Jessy Lanza è arrivata dal Canada facendosi largo in un mare di pescecani ed entrando direttamente dalla porta principale dell’etichetta londinese Hyperdub. Steve Goodman, meglio conosciuto come Kode9, le ha dato piena fiducia forse incantato dalla sua morbida voce da usignolo che è perfettamente in grado di amalgamarsi a sonorità r’n’b ed elettroniche. Ci siamo innamorati anche noi a prima vista di quel dolce ondeggiare di chiome bionde vermiglie durante l’edizione 2014 del Club to Club e non abbiamo saputo resisterle nemmeno a Roma in occasione dello Spring Attitude che si è appena concluso.
Sebbene Pull My Hair Back sia stato definito un album per certi versi “glaciale”, sembra impossibile non trovare calde e avvolgenti le melodie soul e le trivellazioni hip hop che si succedono insieme alle campionature di voci che richiamano alla memoria gorgheggi paragonabili a quelli di Mariah Carey e di Mary J. Blige.
Trascorsi tre anni dal suo debutto, Jessy Lanza ritorna davanti alle tastiere insieme all’amico e co-produttore Jeremy Greenspan degli Junior Boys alla ricerca di un prodotto che si discosti dal disco precedente. La cantautrice canadese si trova di fronte all’esigenza quasi fisiologica di cambiare rotta, allontanandosi dai percorsi battuti, ma soprattutto imponendo ancora di più la propria volontà decisionale sulle ritmiche e sui testi.

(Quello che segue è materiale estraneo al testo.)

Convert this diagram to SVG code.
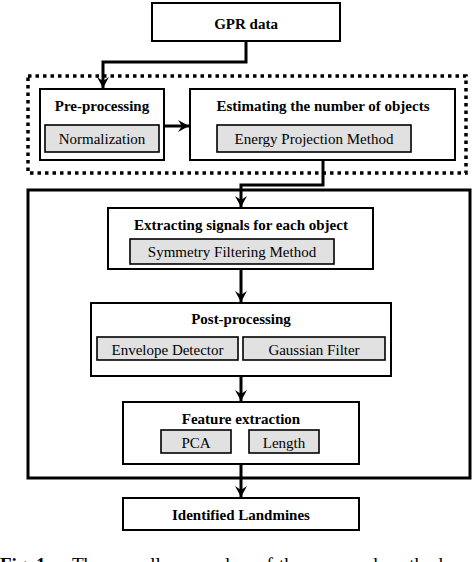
<svg xmlns="http://www.w3.org/2000/svg" width="474" height="562" viewBox="0 0 474 562">
<style>
.box{fill:#fff;stroke:#000;stroke-width:2}
.sub{fill:#e1e1e1;stroke:#000;stroke-width:1.6}
.t{font-family:'Liberation Serif',Tinos,'Times New Roman','DejaVu Serif',serif;font-size:15px;text-anchor:middle;fill:#000}
.b{font-weight:bold}
.con{fill:none;stroke:#000;stroke-width:3}
.cap{font-family:'Liberation Serif',Tinos,'Times New Roman','DejaVu Serif',serif;font-size:19px;fill:#000}
</style>
<defs>
<marker id="ah" markerUnits="userSpaceOnUse" markerWidth="16" markerHeight="16" viewBox="-12 -8 14 16" refX="0" refY="0" orient="auto">
<path d="M0,0 L-11,-6 L-7,0 L-11,6 Z" fill="#000"/>
</marker>
</defs>
<rect x="0" y="0" width="474" height="562" fill="#fff"/>

<g id="group-estimation">
<rect x="28" y="76" width="438" height="97" fill="none" stroke="#000" stroke-width="3.5" stroke-dasharray="3.5 4"/>
</g>
<g id="group-main">
<rect x="28" y="190" width="442" height="288" fill="none" stroke="#000" stroke-width="3"/>
</g>

<g id="gpr">
<rect class="box" x="152" y="3" width="188" height="38"/>
<text class="t b" x="246" y="29">GPR data</text>
</g>

<g id="preprocessing">
<rect class="box" x="40" y="89" width="124" height="71"/>
<text class="t b" x="102" y="111">Pre-processing</text>
<rect class="sub" x="45" y="125" width="114" height="27"/>
<text class="t" x="102" y="144">Normalization</text>
</g>

<g id="estimating">
<rect class="box" x="190" y="89" width="265" height="71"/>
<text class="t b" x="323" y="111">Estimating the number of objects</text>
<rect class="sub" x="217" y="125" width="194" height="27"/>
<text class="t" x="314" y="144">Energy Projection Method</text>
</g>

<g id="extracting">
<rect class="box" x="108" y="208" width="265" height="61"/>
<text class="t b" x="241" y="230">Extracting signals for each object</text>
<rect class="sub" x="130" y="239" width="204" height="25"/>
<text class="t" x="232" y="257">Symmetry Filtering Method</text>
</g>

<g id="postprocessing">
<rect class="box" x="91" y="303" width="300" height="73"/>
<text class="t b" x="241" y="324">Post-processing</text>
<rect class="sub" x="97" y="337" width="141" height="23"/>
<text class="t" x="167.5" y="355">Envelope Detector</text>
<rect class="sub" x="243" y="337" width="142" height="23"/>
<text class="t" x="314" y="355">Gaussian Filter</text>
</g>

<g id="feature">
<rect class="box" x="123" y="402" width="236" height="62"/>
<text class="t b" x="241" y="424">Feature extraction</text>
<rect class="sub" x="161" y="430" width="70" height="23"/>
<text class="t" x="196" y="448">PCA</text>
<rect class="sub" x="249" y="430" width="70" height="23"/>
<text class="t" x="284" y="448">Length</text>
</g>

<g id="identified">
<rect class="box" x="123" y="498" width="236" height="32"/>
<text class="t b" x="241" y="520">Identified Landmines</text>
</g>

<g id="connectors">
<path class="con" d="M246,41 V62 H103 V88" marker-end="url(#ah)"/>
<path class="con" d="M164,126 H189" marker-end="url(#ah)"/>
<path class="con" d="M323,160 V185 H241 V207" marker-end="url(#ah)"/>
<path class="con" d="M241,269 V302" marker-end="url(#ah)"/>
<path class="con" d="M241,376 V401" marker-end="url(#ah)"/>
<path class="con" d="M241,464 V497" marker-end="url(#ah)"/>
</g>

<text class="cap" y="571"><tspan x="0" font-weight="bold">Fig. 1.</tspan><tspan x="72">The</tspan><tspan x="108">overall</tspan><tspan x="178">procedure</tspan><tspan x="257">of</tspan><tspan x="279">the</tspan><tspan x="308">proposed</tspan><tspan x="386">method</tspan></text>
</svg>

Oh No è una raccolta di quaranta minuti che permette di scoprire le paure, le fragilità e le ambizioni di una giovane donna capace di consumare con voracità le proprie fonti di ispirazione fino ad alterarne completamente i connotati. Dal jazz all’elettronica degli Yellow Magic Orchestra, senza dimenticare il filo invisibile che la lega all’r’n’b e all’hip hop, le influenze che si mescolano in questo disco producono effetti nuovi e inusuali se pensiamo al mercato contemporaneo.
Le atmosfere esotiche di New Ogi e i timbri metallici di VV Violence vengono interrotti da una voce ormai matura, intensa e seducente, che pretende e conquista l’attenzione del pubblico. Gli stili che continuano a intrecciarsi determinano un’alchimia di ritmi tribali e di screpolature artiche come nel caso di It Means I Love You, una canzone confezionata non solo per essere una hit, ma anche per raccontare le sue origini sonore. In Never Enough c’è anche il contagio degli anni ’80 e di un’intera generazione al femminile che brilla di luce propria a partire da Madonna, Blondie e Bananarama, sogno quasi inconsapevole di una bambina nata negli anni dei loro successi.

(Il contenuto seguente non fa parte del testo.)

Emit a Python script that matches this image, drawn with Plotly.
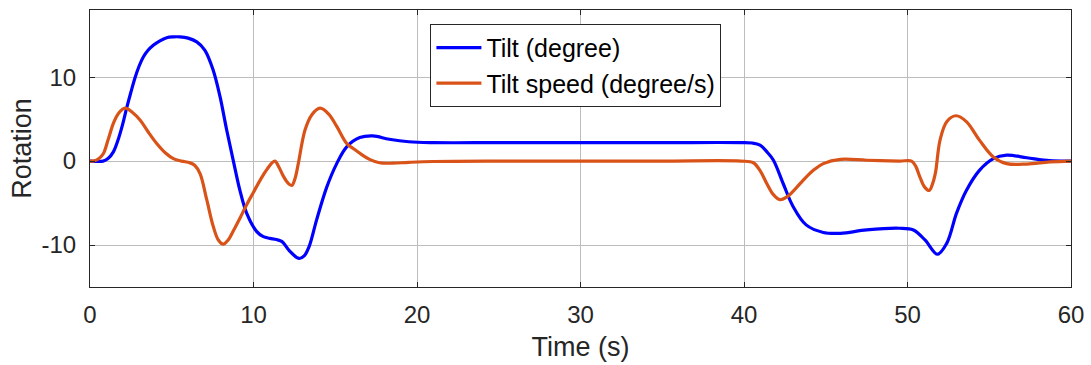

Non sempre tracce veloci e infiammate, c’è spazio anche per ballare lentamente sulle note di I Talk BB e di Going Somewhere o per fermarsi sugli acidi suoni psichedelici di Oh No. Non possiamo, però, ancora parlare di reale destrezza canora, ci sono brani come Begins o Could Be U che ammaliano pur trattandosi di sospiri sincopati, ma che sono lontani dalla perfezione. Le dieci tracce che formano questo disco sono stravaganti e incomprensibili sotto diversi aspetti, ma probabilmente si tratta di una prerogativa delle nuove leve del panorama musicale canadese, basti pensare a Grimes. È impossibile non rimanere comunque sorpresi ascoltando Oh No, un album così autentico e intimo che non sembra solo di spiare le pagine di un diario, ma di accompagnare in analisi Jessy Lanza e le sue stramberie.